Can we really be faithful when we are so ignorant of the future and what it may bring? May we not- in fact, must we not – hold ourselves fundamentally open to the new that will change everything we have known up to know? Can and may we entrust ourselves once and for all to the other when we do not even know who we are ourselves and who we shall one day be? Can we trust the world when no one knows what terrors or what new opportunities it has in store for us?

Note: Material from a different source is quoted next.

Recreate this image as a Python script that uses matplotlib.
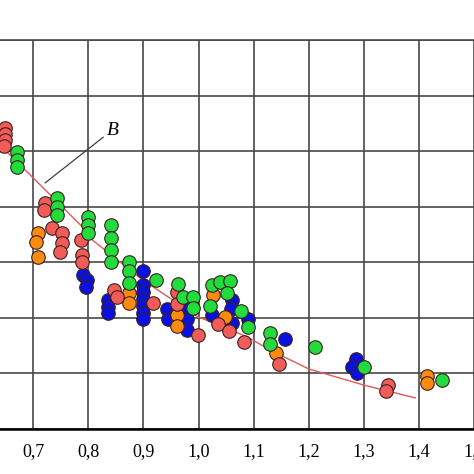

In one form or another we encounter these questions again and again today. All of them give expression to a misunderstanding of truth and a profound mistrust of it. The human being appears to be ultimately the plaything of fate and its unknown possibilities incapable of resting secure in the Yes of his freedom. This attitude is, to be sure, justified – is, in fact, the only one possible – if there is no God. For in that case the future really is incalculable, one’s own and that of the world. But if there is a God, then we can accept ahead of time all the unforeseeable parts of God’s plan. In that case there will be nothing that is not in God’s hands. In that case, what is certain will always be stronger and greater than what is not certain, for what is certain is that God exists and that his love is greater than all the powers of history.
In that case, it will be true that neither death nor life nor any other power will be able to separate us from Christ (cf. Rom 8:38-39). Because God is unchangeable, we can remain confident and, in doing so, can grow to our fuill stature. That is why we have no need, in advance, of a God-like purview of the future and a God-like freddom in order to make definite decisions. For then we will know all we need to know and can accept the way through time as our way of becoming mature and free. Only thus are human decisions and human confidence possible. Only if there is a God can man continue to be man.